A significant challenge arises when the audited entity relies heavily on third-party service organizations for functions like payroll processing or cloud hosting. The auditor must gain assurance over the controls at the service provider by reviewing relevant reports. The scope and limitations detailed in these reports must be carefully evaluated to determine if they adequately cover the relevant risks impacting the financial statements.

Data security and cybersecurity risks represent a growing area of audit concern, as system breaches can lead to the unauthorized alteration or loss of financial data. The auditor must assess the entity’s controls designed to protect sensitive financial information from external and internal threats. Reliance on system-generated reports is only possible if the auditor is satisfied that the underlying system access is appropriately restricted and changes are properly managed.

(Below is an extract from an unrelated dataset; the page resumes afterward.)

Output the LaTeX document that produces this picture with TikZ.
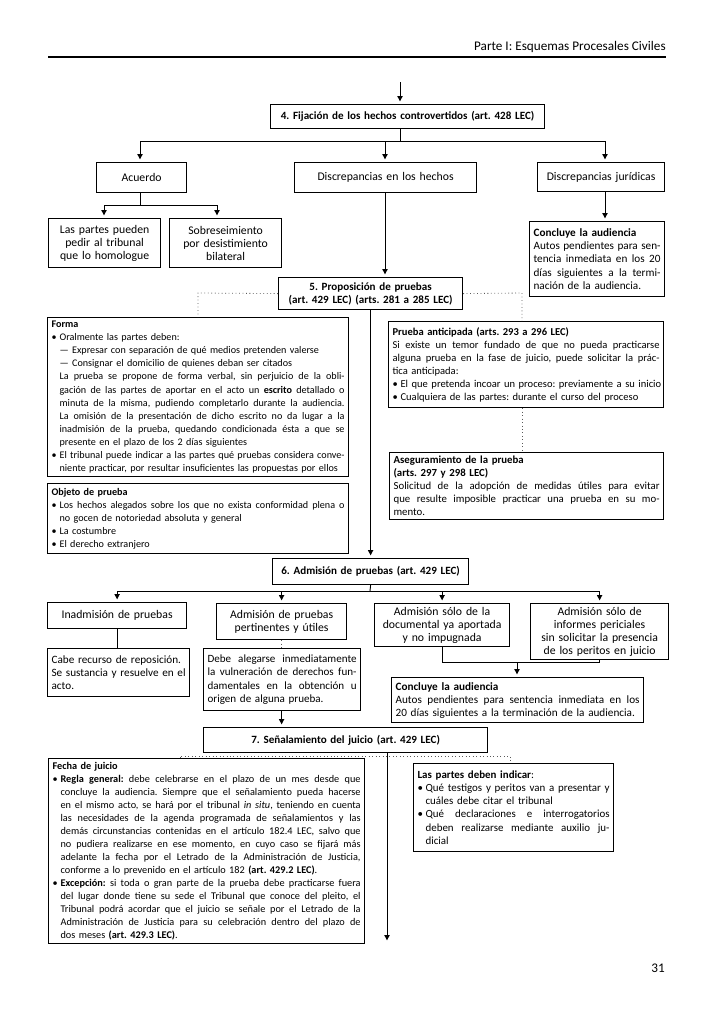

Specialized transactions and financial instruments require expertise that often exceeds the core competencies of the standard audit team. Auditing complex derivatives or purchase price allocations demands the involvement of specialized internal or external consultants, such as actuaries or valuation experts. The valuation of Level 3 fair value measurements, based on unobservable inputs, presents a major challenge requiring specialized modeling and intensive scrutiny of the entity’s valuation methodology.